Almost from the moment Elizabeth ascended the throne, her friendship with the handsome but married Robert Dudley was a source of gossip. The Spanish ambassador reported just months into the new reign that the young queen was in the habit of visiting Dudley’s chamber day and night — waiting for his wife to die so that she might marry him herself. When, not long after, Amy Dudley (née Robsart) was found dead at the foot of a stone staircase, the rumour mill went into overdrive. A coroner’s court judged the death accidental. But Robert Dudley’s reputation was forever stained by the lingering suggestion that he had ordered his wife killed to pave the way for marriage to the queen — and kingship in all but name.

Elizabeth, of course, never married him or anyone else. But she showered him with titles, honours and grants of land and property. When in 1562 she fell ill with smallpox, she sought in the event of her death to have Robert appointed Protector of the Realm with a title and an income of £20,000, an eye-watering sum. Robert’s sister Mary (the mother of the poet Sir Philip Sidney), was also close to the queen, though her tasks were rather more thankless. She nursed Elizabeth through smallpox and in the process contracted the disease herself, and nearly died. Whereas the queen emerged scar-free, Mary was disfigured for life.

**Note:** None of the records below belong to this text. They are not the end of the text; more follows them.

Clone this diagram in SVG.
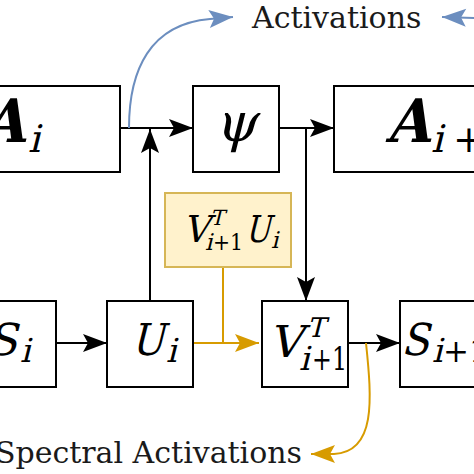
<svg xmlns="http://www.w3.org/2000/svg" width="474" height="474" viewBox="0 0 474 474">
<defs>
<style>
.box{fill:#ffffff;stroke:#000000;stroke-width:2}
.ybox{fill:#fff2cc;stroke:#d6b656;stroke-width:2}
.blk{fill:none;stroke:#000000;stroke-width:2}
.org{fill:none;stroke:#d79b00;stroke-width:2}
.blu{fill:none;stroke:#6c8ebf;stroke-width:2}
text.m{font-family:'DejaVu Serif',serif;font-style:normal;fill:#000000}
text.b{font-weight:bold}
.lbl{font-family:"DejaVu Serif",serif;font-size:30px;fill:#1a1a1a}
</style>
<marker id="ak" viewBox="-25 -10 26 20" refX="0" refY="0" markerWidth="26" markerHeight="20" markerUnits="userSpaceOnUse" orient="auto">
<path d="M0,0 L-24,-9 L-19,0 L-24,9 Z" fill="#000000"/>
</marker>
<marker id="ao" viewBox="-25 -10 26 20" refX="0" refY="0" markerWidth="26" markerHeight="20" markerUnits="userSpaceOnUse" orient="auto">
<path d="M0,0 L-24,-9 L-19,0 L-24,9 Z" fill="#d79b00"/>
</marker>
<marker id="ab" viewBox="-25 -10 26 20" refX="0" refY="0" markerWidth="26" markerHeight="20" markerUnits="userSpaceOnUse" orient="auto">
<path d="M0,0 L-24,-9 L-19,0 L-24,9 Z" fill="#6c8ebf"/>
</marker>
</defs>
<rect width="474" height="474" fill="#ffffff"/>
<g id="connectors">
<path class="blk" d="M120,128 L193,128" marker-end="url(#ak)"/>
<path class="blk" d="M150,301 L150,129" marker-end="url(#ak)"/>
<path class="blk" d="M279,128 L334,128" marker-end="url(#ak)"/>
<path class="blk" d="M306,128 L306,301" marker-end="url(#ak)"/>
<path class="blk" d="M56,343 L107,343" marker-end="url(#ak)"/>
<path class="blk" d="M348,343 L400,343" marker-end="url(#ak)"/>
<path class="org" d="M223,267 L223,343"/>
<path class="org" d="M193,343 L259,343" marker-end="url(#ao)"/>
<path class="org" d="M366,343 C372,400 376,452 334,454 L311,454" marker-end="url(#ao)"/>
<path class="blu" d="M129,128 C129,70 150,24 210,19 L233,17" marker-end="url(#ab)"/>
<path class="blu" d="M476,18 L442,17" marker-end="url(#ab)"/>
</g>
<g id="node-Ai" font-family="DejaVu Serif, serif">
<rect class="box" x="-10" y="86" width="130" height="86"/>
<text class="m b" font-family="DejaVu Serif, serif" transform="translate(-19,142) skewX(-14)" font-size="60" textLength="44" lengthAdjust="spacingAndGlyphs">A</text>
<text class="m" font-family="DejaVu Serif, serif" transform="translate(28,152) skewX(-14)" font-size="38">i</text>
</g>
<g id="node-psi" font-family="DejaVu Serif, serif">
<rect class="box" x="193" y="86" width="86" height="86"/>
<text class="m" font-family="DejaVu Serif, serif" transform="translate(236,141) skewX(-14)" font-size="54" text-anchor="middle">ψ</text>
</g>
<g id="node-Ai1" font-family="DejaVu Serif, serif">
<rect class="box" x="334" y="86" width="150" height="86"/>
<text class="m b" font-family="DejaVu Serif, serif" transform="translate(386,142) skewX(-14)" font-size="60" textLength="44" lengthAdjust="spacingAndGlyphs">A</text>
<text class="m" font-family="DejaVu Serif, serif" transform="translate(431,152) skewX(-14)" font-size="38">i</text>
<text class="m" font-family="DejaVu Serif, serif" x="453" y="152" font-size="38">+1</text>
</g>
<g id="node-Si" font-family="DejaVu Serif, serif">
<rect class="box" x="-10" y="301" width="66" height="86"/>
<text class="m" font-family="DejaVu Serif, serif" transform="translate(-13,355) skewX(-14)" font-size="44">S</text>
<text class="m" font-family="DejaVu Serif, serif" transform="translate(20,362) skewX(-14)" font-size="33">i</text>
</g>
<g id="node-Ui" font-family="DejaVu Serif, serif">
<rect class="box" x="107" y="301" width="86" height="86"/>
<text class="m" font-family="DejaVu Serif, serif" transform="translate(131,355) skewX(-14)" font-size="44" textLength="33" lengthAdjust="spacingAndGlyphs">U</text>
<text class="m" font-family="DejaVu Serif, serif" transform="translate(166,362) skewX(-14)" font-size="33">i</text>
</g>
<g id="node-V" font-family="DejaVu Serif, serif">
<rect class="box" x="262" y="301" width="86" height="86"/>
<text class="m" font-family="DejaVu Serif, serif" transform="translate(269,357) skewX(-14)" font-size="44" textLength="33" lengthAdjust="spacingAndGlyphs">V</text>
<text class="m" font-family="DejaVu Serif, serif" transform="translate(307,337) skewX(-14)" font-size="27">T</text>
<text class="m" font-family="DejaVu Serif, serif" transform="translate(299,370) skewX(-14)" font-size="33">i</text>
<text class="m" font-family="DejaVu Serif, serif" x="312" y="370" font-size="31" textLength="35" lengthAdjust="spacingAndGlyphs">+1</text>
</g>
<g id="node-Si1" font-family="DejaVu Serif, serif">
<rect class="box" x="400" y="301" width="84" height="86"/>
<text class="m" font-family="DejaVu Serif, serif" transform="translate(401,355) skewX(-14)" font-size="44" textLength="28" lengthAdjust="spacingAndGlyphs">S</text>
<text class="m" font-family="DejaVu Serif, serif" transform="translate(432,362) skewX(-14)" font-size="33">i</text>
<text class="m" font-family="DejaVu Serif, serif" x="443" y="362" font-size="31">+1</text>
</g>
<g id="node-VU" font-family="DejaVu Serif, serif">
<rect class="ybox" x="165" y="193" width="126" height="74"/>
<text class="m" font-family="DejaVu Serif, serif" transform="translate(183,242) skewX(-14)" font-size="37" textLength="26" lengthAdjust="spacingAndGlyphs">V</text>
<text class="m" font-family="DejaVu Serif, serif" transform="translate(210,225) skewX(-14)" font-size="21">T</text>
<text class="m" font-family="DejaVu Serif, serif" transform="translate(205,250) skewX(-14)" font-size="23">i</text>
<text class="m" font-family="DejaVu Serif, serif" x="213" y="250" font-size="22" textLength="30" lengthAdjust="spacingAndGlyphs">+1</text>
<text class="m" font-family="DejaVu Serif, serif" transform="translate(245,242) skewX(-14)" font-size="37" textLength="25" lengthAdjust="spacingAndGlyphs">U</text>
<text class="m" font-family="DejaVu Serif, serif" transform="translate(271,248) skewX(-14)" font-size="23">i</text>
</g>
<g id="labels">
<text class="lbl" x="252" y="28">Activations</text>
<text class="lbl" x="302" y="463" text-anchor="end">Spectral Activations</text>
</g>
</svg>
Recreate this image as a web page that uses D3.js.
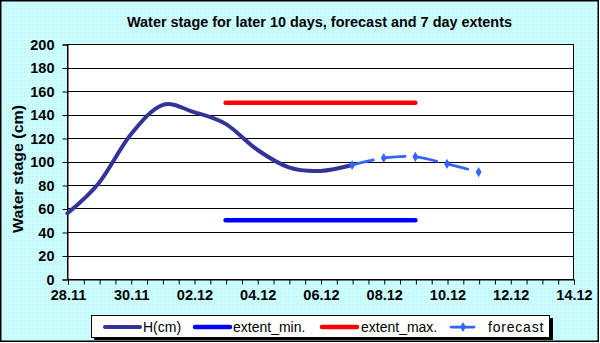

Like his father and grandfather, Robert Dudley had the monarch’s ear in a way that few courtiers did. But unlike his forebears, he managed to retain royal favour, despite the fact that lurid gossip and innuendo dogged him throughout his life. In 1574, while trying to persuade Elizabeth to marry him, he secretly married Douglas Howard, Lady Sheffield, who was carrying his child — though he would later deny its validity.

In 1578, Dudley again married in secret. This time it was binding, though the bride — Lettice, Dowager Countess of Essex (whose late husband was rumoured to have been poisoned by Dudley) — may have been pregnant, for she wore a loose-fitting gown. If so, she miscarried shortly after, though she did give birth to a healthy son three years later. Briefly envisioned by his father as a future suitor for Lady Arabella Stuart, one of several claimants to the throne, the boy died while still a toddler. Finally, as Paul notes, ‘the House of Dudley and the House of Tudor came to their end, almost at the same moment and for the same reason’: neither succeeded in producing a legitimate heir.

This is riveting stuff: death, desire, power and scandal. Paul has made the most of it, producing a well written and historically grounded page-turner, suitable for adaptation as a television miniseries. And why not? Game of Thrones looks tame compared with the real-life machinations of the Dudleys and the Tudors. House of Dudley anyone?